人口減少が岩手でも大きな課題となる中で、金ケ崎町では新たに分譲した住宅地がすぐに完売するという説明には、参加者もびっくり。結婚を機に金ケ崎に移住したという田尻さんも町内でマイホームを購入。「都会で働いていた時と比べて、自分の時間と家族との時間を取れるのがうれしい」と田舎暮らしの魅力を話しました。
奇祭「永岡の蘇民祭」で岩手の冬を体験
金ケ崎訪問のクライマックスは冬ならではの祭りの見学。「おらが村の永岡蘇民祭」で、地元の人たちと一緒に厄男を中心とした裸男たちの水かけを体験しました。蘇民祭と呼ばれる祭りは岩手県内に複数ありますが、永岡蘇民祭は台風被害からの復興を願って地域の人たちが始めたというものでまさに地域密着の祭りです。
クライマックスの「蘇民袋争奪」は裸男たちが入り乱れて袋を奪い合うとあって、すごい迫力。このツアー初めての台湾出身の参加者は「感動した」と瞳をうるませるほど。男性参加者からは「いつか出てみたい」との声もありました。
金ケ崎の歴史と食に触れて暮らしを想像
1泊2日の旅もいよいよ終盤。昼食は金ケ崎町内の国指定の重要伝統的建造物群保存地区の中にある「侍屋敷 大松沢家」の交流会です。金ケ崎町観光協会の会長も務める高杉郁也さんが東京でシェフの修行を積んでUターンし開業したお店とあってお料理はこだわりが満載。野菜からお豆腐、豚肉までほとんどが金ケ崎産。それ以外のものも岩手県産というこだわりで、化学調味料や冷凍のものは使わないという信念を貫いています。
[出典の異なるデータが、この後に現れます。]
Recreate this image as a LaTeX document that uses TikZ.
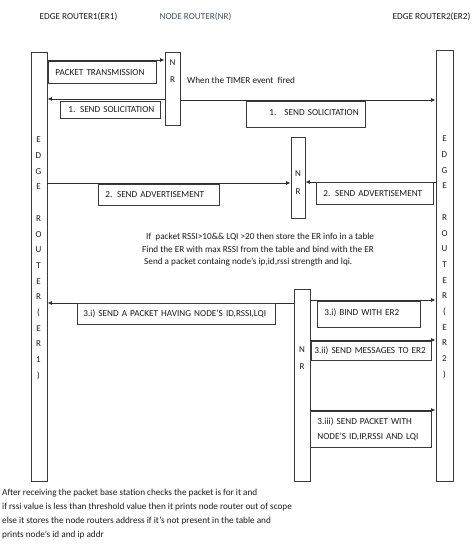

ここでは田尻さんに賃貸住宅の探し方や雇用情勢について質問する時間も。町に移住した場合の家賃補助のほか、町内の婚活イベントに首都圏などから参加する場合の交通費、宿泊費の補助といった制度も充実しているとの説明に、参加者も興味津々の様子でした。
そしていよいよ最後の訪問場所は人気ジェラート店・カウベル。田畑が広がる田園地帯にある隠れ家的なお店ながらも、金ケ崎産の新鮮な牛乳を使用したジェラートが大人気で、遠くから訪れるお客さんも多いとか。参加者は、窓の外の白い雪を眺めながら、白いジェラートを楽しみました。
東京都から参加した葛西成美さんは「以前、このツアーで岩手に来たのをきっかけに岩手にはまり、去年だけで10回近く来ました。本格的な雪を体験するのは初めてで、新たな魅力を感じられたので、来年には移住の計画を実行したい」と話してくれました。
2018年度の4本のツアーが終わり、参加者の中には年末に県内各地を訪問したご夫婦や一次産業の体験のために再訪する方もいて、それぞれにこれからの岩手とのかかわり方を模索している様子です。